_YOUR INSTRUCTIONS_
From the first line of the listing below to the line with "(title) at (374,57.5)", print each line exactly, and nothing more. Leave out the pictures.

'''

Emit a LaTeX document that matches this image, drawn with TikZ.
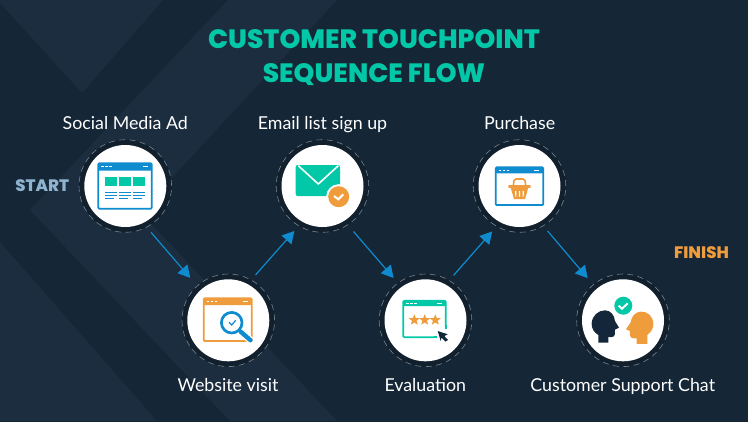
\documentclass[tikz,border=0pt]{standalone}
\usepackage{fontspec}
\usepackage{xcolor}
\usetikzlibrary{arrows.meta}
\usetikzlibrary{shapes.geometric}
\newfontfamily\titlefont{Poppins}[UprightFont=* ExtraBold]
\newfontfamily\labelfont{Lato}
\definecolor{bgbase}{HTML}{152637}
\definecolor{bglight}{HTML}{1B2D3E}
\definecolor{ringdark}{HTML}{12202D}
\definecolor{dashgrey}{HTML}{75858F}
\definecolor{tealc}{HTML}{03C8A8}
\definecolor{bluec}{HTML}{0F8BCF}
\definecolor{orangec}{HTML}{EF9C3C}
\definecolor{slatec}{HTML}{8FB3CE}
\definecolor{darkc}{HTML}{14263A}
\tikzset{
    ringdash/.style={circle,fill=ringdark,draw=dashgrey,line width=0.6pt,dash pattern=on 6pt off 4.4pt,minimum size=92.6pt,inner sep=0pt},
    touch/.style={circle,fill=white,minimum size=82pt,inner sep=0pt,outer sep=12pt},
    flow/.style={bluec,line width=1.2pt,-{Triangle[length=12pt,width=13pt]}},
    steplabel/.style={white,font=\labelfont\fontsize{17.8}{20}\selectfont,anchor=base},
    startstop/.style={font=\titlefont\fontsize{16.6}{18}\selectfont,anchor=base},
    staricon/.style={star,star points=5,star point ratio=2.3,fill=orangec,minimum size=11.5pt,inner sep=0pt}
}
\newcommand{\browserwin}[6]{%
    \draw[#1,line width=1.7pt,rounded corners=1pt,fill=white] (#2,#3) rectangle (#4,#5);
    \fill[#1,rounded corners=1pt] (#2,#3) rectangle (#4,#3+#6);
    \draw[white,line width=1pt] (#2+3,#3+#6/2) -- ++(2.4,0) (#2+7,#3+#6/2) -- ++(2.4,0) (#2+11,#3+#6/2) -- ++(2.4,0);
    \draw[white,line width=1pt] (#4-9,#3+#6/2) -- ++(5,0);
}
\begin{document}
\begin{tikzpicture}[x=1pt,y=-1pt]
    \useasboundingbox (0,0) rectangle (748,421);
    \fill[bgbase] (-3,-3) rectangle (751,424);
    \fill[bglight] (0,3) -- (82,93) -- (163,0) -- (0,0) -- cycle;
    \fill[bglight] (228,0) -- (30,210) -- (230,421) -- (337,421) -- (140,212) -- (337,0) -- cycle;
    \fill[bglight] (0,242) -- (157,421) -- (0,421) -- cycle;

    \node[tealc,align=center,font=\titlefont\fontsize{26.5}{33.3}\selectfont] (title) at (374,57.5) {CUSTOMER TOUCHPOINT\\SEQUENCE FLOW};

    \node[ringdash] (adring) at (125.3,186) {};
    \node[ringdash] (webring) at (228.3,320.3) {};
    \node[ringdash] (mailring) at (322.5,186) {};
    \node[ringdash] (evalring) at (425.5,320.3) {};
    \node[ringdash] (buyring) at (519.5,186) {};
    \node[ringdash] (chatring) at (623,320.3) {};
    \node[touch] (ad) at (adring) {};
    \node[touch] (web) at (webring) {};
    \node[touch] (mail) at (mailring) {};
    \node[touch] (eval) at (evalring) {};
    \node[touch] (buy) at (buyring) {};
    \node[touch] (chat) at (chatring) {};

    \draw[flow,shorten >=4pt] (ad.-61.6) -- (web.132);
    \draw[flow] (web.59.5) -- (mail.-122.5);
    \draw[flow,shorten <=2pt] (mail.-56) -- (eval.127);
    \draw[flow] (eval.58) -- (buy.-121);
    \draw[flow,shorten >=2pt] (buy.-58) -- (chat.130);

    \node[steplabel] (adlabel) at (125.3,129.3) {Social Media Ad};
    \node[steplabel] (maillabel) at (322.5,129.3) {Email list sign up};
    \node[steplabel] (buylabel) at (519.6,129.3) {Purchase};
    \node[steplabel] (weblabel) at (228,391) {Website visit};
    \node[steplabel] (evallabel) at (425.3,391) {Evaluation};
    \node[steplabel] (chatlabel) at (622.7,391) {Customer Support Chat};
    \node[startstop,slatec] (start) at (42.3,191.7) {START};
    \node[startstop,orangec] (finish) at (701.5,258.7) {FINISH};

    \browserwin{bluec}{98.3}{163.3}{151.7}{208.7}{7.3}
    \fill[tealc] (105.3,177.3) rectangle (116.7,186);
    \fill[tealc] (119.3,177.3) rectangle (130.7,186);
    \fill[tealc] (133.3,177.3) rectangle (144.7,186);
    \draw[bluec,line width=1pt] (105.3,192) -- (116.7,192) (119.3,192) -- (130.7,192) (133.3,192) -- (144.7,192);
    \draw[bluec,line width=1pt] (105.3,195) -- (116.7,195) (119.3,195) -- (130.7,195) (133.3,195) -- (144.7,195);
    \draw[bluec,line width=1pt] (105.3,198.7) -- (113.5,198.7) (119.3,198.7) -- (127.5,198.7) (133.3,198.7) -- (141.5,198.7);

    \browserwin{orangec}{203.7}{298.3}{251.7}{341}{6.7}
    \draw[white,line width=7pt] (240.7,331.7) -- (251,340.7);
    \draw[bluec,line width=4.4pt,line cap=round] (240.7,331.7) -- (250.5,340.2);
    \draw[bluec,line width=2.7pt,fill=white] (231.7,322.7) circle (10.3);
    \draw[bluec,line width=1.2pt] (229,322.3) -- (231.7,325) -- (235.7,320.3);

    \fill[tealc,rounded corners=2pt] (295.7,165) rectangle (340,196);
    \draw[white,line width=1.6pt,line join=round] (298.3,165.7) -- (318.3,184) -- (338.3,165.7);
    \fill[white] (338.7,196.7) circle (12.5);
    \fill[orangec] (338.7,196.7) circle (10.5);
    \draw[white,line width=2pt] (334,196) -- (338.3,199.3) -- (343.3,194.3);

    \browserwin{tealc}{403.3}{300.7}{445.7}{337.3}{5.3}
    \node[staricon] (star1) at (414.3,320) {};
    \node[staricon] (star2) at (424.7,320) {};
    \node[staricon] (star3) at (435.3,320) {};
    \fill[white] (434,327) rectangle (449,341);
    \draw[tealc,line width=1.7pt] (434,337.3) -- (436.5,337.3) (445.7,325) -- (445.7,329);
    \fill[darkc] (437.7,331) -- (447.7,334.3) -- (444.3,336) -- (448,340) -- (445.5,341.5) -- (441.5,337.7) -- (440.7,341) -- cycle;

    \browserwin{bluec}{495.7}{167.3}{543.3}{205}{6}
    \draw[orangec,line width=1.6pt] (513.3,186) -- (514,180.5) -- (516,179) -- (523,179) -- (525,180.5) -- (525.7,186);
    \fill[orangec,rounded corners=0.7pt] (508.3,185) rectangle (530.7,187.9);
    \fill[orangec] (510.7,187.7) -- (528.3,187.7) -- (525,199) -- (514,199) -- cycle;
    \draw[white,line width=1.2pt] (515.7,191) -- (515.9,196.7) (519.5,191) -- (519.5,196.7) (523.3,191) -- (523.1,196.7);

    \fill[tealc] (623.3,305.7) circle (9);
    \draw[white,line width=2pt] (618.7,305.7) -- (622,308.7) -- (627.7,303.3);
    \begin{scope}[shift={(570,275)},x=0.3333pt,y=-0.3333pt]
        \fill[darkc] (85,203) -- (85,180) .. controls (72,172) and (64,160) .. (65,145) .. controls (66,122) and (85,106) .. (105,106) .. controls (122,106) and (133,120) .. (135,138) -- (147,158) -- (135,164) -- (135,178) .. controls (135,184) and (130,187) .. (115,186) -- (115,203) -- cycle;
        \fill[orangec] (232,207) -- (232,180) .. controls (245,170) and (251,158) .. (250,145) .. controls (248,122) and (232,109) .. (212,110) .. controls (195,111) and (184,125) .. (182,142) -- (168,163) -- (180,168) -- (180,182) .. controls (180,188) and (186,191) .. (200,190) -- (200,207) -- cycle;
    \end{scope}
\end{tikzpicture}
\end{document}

'''

_THE OUTPUT_
Emit a LaTeX document that matches this image, drawn with TikZ.
\documentclass[tikz,border=0pt]{standalone}
\usepackage{fontspec}
\usepackage{xcolor}
\usetikzlibrary{arrows.meta}
\usetikzlibrary{shapes.geometric}
\newfontfamily\titlefont{Poppins}[UprightFont=* ExtraBold]
\newfontfamily\labelfont{Lato}
\definecolor{bgbase}{HTML}{152637}
\definecolor{bglight}{HTML}{1B2D3E}
\definecolor{ringdark}{HTML}{12202D}
\definecolor{dashgrey}{HTML}{75858F}
\definecolor{tealc}{HTML}{03C8A8}
\definecolor{bluec}{HTML}{0F8BCF}
\definecolor{orangec}{HTML}{EF9C3C}
\definecolor{slatec}{HTML}{8FB3CE}
\definecolor{darkc}{HTML}{14263A}
\tikzset{
    ringdash/.style={circle,fill=ringdark,draw=dashgrey,line width=0.6pt,dash pattern=on 6pt off 4.4pt,minimum size=92.6pt,inner sep=0pt},
    touch/.style={circle,fill=white,minimum size=82pt,inner sep=0pt,outer sep=12pt},
    flow/.style={bluec,line width=1.2pt,-{Triangle[length=12pt,width=13pt]}},
    steplabel/.style={white,font=\labelfont\fontsize{17.8}{20}\selectfont,anchor=base},
    startstop/.style={font=\titlefont\fontsize{16.6}{18}\selectfont,anchor=base},
    staricon/.style={star,star points=5,star point ratio=2.3,fill=orangec,minimum size=11.5pt,inner sep=0pt}
}
\newcommand{\browserwin}[6]{%
    \draw[#1,line width=1.7pt,rounded corners=1pt,fill=white] (#2,#3) rectangle (#4,#5);
    \fill[#1,rounded corners=1pt] (#2,#3) rectangle (#4,#3+#6);
    \draw[white,line width=1pt] (#2+3,#3+#6/2) -- ++(2.4,0) (#2+7,#3+#6/2) -- ++(2.4,0) (#2+11,#3+#6/2) -- ++(2.4,0);
    \draw[white,line width=1pt] (#4-9,#3+#6/2) -- ++(5,0);
}
\begin{document}
\begin{tikzpicture}[x=1pt,y=-1pt]
    \useasboundingbox (0,0) rectangle (748,421);
    \fill[bgbase] (-3,-3) rectangle (751,424);
    \fill[bglight] (0,3) -- (82,93) -- (163,0) -- (0,0) -- cycle;
    \fill[bglight] (228,0) -- (30,210) -- (230,421) -- (337,421) -- (140,212) -- (337,0) -- cycle;
    \fill[bglight] (0,242) -- (157,421) -- (0,421) -- cycle;

    \node[tealc,align=center,font=\titlefont\fontsize{26.5}{33.3}\selectfont] (title) at (374,57.5) {CUSTOMER TOUCHPOINT\\SEQUENCE FLOW};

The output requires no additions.